Committee members and members of the public spent the bulk of the March 18 meeting on a presentation about expanding floating oyster aquaculture as a tool to remove nitrogen from Falmouth estuaries.
Presenter Ron described results from a SMAST (UMass Dartmouth) study and Town pilot in Bourne's Pond that measured net nitrogen uptake in oyster growth plus associated denitrification. He summarized the study's conservative combined uptake/denitrification figure as about 0.363 grams of nitrogen removed per oyster and said the combination of oyster growth and denitrification could remove roughly 363 kilograms per acre. Using the study's numbers, he estimated one acre of oysters could offset the nitrogen discharged by about 70 houses; he also said growers pay roughly $40,000 per acre for participation and the town provides materials and logistical support.
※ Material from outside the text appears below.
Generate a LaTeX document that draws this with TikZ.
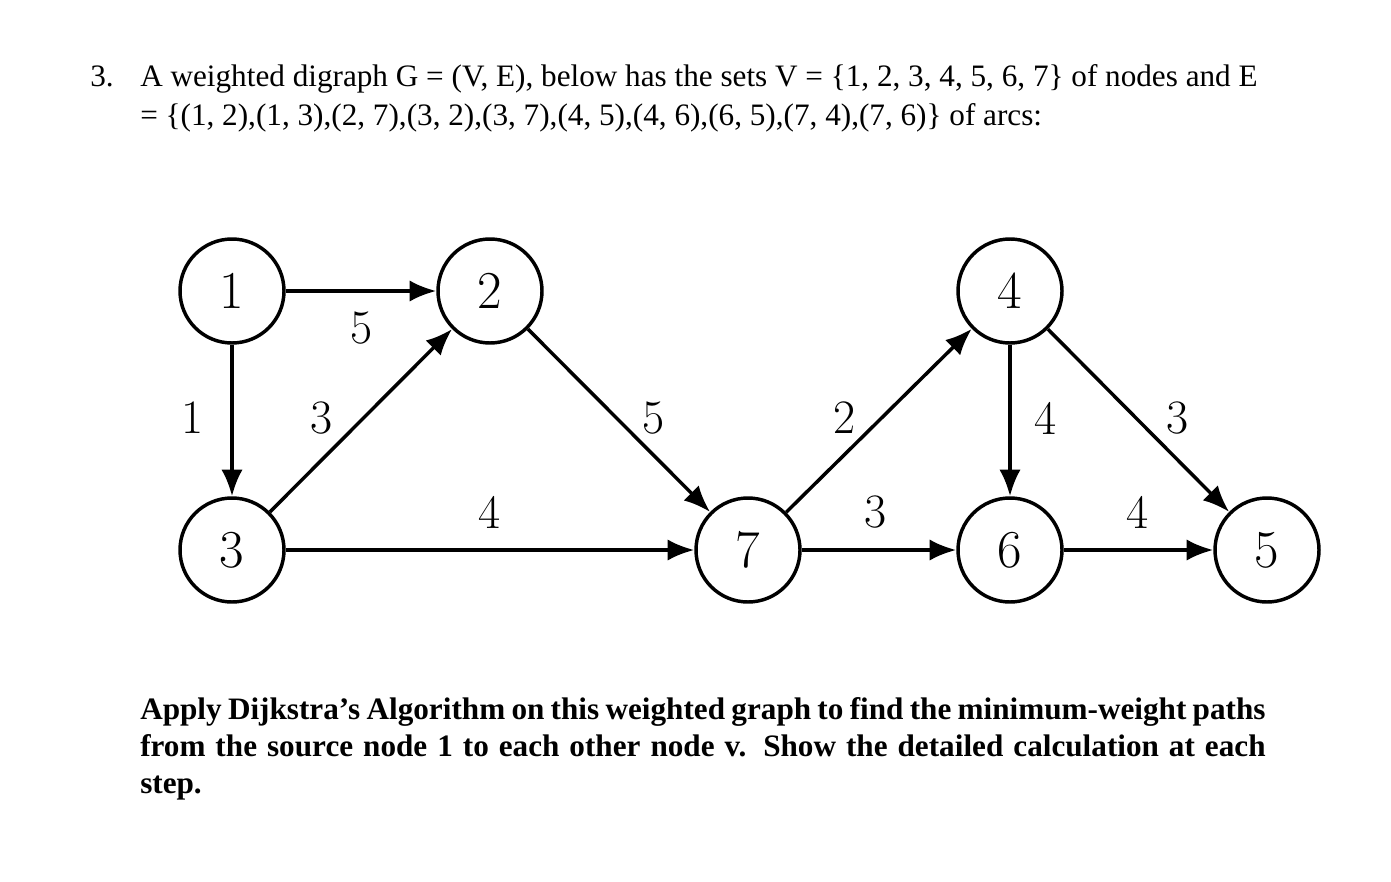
\documentclass[tikz,border=0pt]{standalone}
\usepackage{fontspec}
\newfontfamily\tnr{Liberation Serif}
\usetikzlibrary{arrows.meta}
\begin{document}
\begin{tikzpicture}[x=0.75pt,y=-0.75pt,
  vert/.style={circle,draw,line width=2.6pt,minimum size=78pt,inner sep=0pt,font=\fontsize{40}{40}\selectfont},
  arc/.style={line width=2.6pt,-{Latex[length=20pt,width=16pt]}},
  wt/.style={font=\fontsize{36}{36}\selectfont},
  txt/.style={font=\tnr\fontsize{23.4}{28.5}\selectfont,inner sep=0pt,anchor=base west}]
\useasboundingbox (0,0) rectangle (1391,881);
\node[txt] (n3) at (90,87) {3.};
\node[txt] (l1) at (140,87) {A weighted digraph G = (V, E), below has the sets V = \{1, 2, 3, 4, 5, 6, 7\} of nodes and E};
\node[txt] (l2) at (140,125) {= \{(1, 2),(1, 3),(2, 7),(3, 2),(3, 7),(4, 5),(4, 6),(6, 5),(7, 4),(7, 6)\} of arcs:};
\node[vert] (v1) at (232,291) {1};
\node[vert] (v2) at (490,291) {2};
\node[vert] (v3) at (232,550) {3};
\node[vert] (v7) at (748,550) {7};
\node[vert] (v4) at (1010,291) {4};
\node[vert] (v6) at (1010,550) {6};
\node[vert] (v5) at (1267,550) {5};
\draw[arc] (v1) -- (v2);
\draw[arc] (v1) -- (v3);
\draw[arc] (v3) -- (v2);
\draw[arc] (v2) -- (v7);
\draw[arc] (v3) -- (v7);
\draw[arc] (v7) -- (v4);
\draw[arc] (v7) -- (v6);
\draw[arc] (v4) -- (v6);
\draw[arc] (v4) -- (v5);
\draw[arc] (v6) -- (v5);
\node[wt] (w12) at (362,328) {5};
\node[wt] (w13) at (193,418) {1};
\node[wt] (w32) at (322,418) {3};
\node[wt] (w27) at (654,418) {5};
\node[wt] (w37) at (490,512) {4};
\node[wt] (w74) at (845,418) {2};
\node[wt] (w76) at (876,512) {3};
\node[wt] (w46) at (1045,418) {4};
\node[wt] (w45) at (1177,418) {3};
\node[wt] (w65) at (1137,512) {4};
\node[font=\tnr\bfseries\fontsize{23.4}{28}\selectfont,anchor=north west,inner sep=0pt,text width=844pt,align=justify] (q) at (140,697)
{Apply Dijkstra’s Algorithm on this weighted graph to find the minimum-weight paths\linebreak from the source node 1 to each other node v. Show the detailed calculation at each\linebreak step.};
\end{tikzpicture}
\end{document}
"If we're getting like about 1,000,000 oysters per acre, that ends up being 363 kg per acre," the presenter said, arguing that several acres of aquaculture could be a cost‑effective complement to sewering and other measures.
Several committee members and scientists responded with caution. One member noted that other town documents show lower per‑acre removal rates (roughly 120–152 kg/acre in some town reports) and questioned the consistency of denitrification estimates. Amy Lowell, the water superintendent, said aquaculture is a valuable tool but, under realistic scenarios, likely accounts for only a small percentage of the town's TMDL reductions and should be part of a broader adaptive management plan that includes sewer projects.
Residents also raised social and practical concerns. Lisa Maroney said above‑water farms can create navigation hazards, attract birds, produce odors, and cause safety issues for recreational boaters; she asked the town to do more direct outreach to nearby property owners before installations.
The meeting record shows the committee and presenters acknowledged permitting and regulatory complexity: the Army Corps of Engineers and state agencies have requirements for placement and carrying capacity of floating gear, and the town said it is coordinating with DEP, CZM and federal regulators and using SMAST and other consultants for modeling and benthic evaluation.
The committee agreed on a phased, monitored approach: pilot arrays, close monitoring of water‑quality and benthic metrics, and incremental scaling based on measured results and permitting outcomes.
Next steps: continue adaptive, phased pilot projects, coordinate permitting and community outreach, and refine nitrogen‑removal estimates through monitoring and modeling.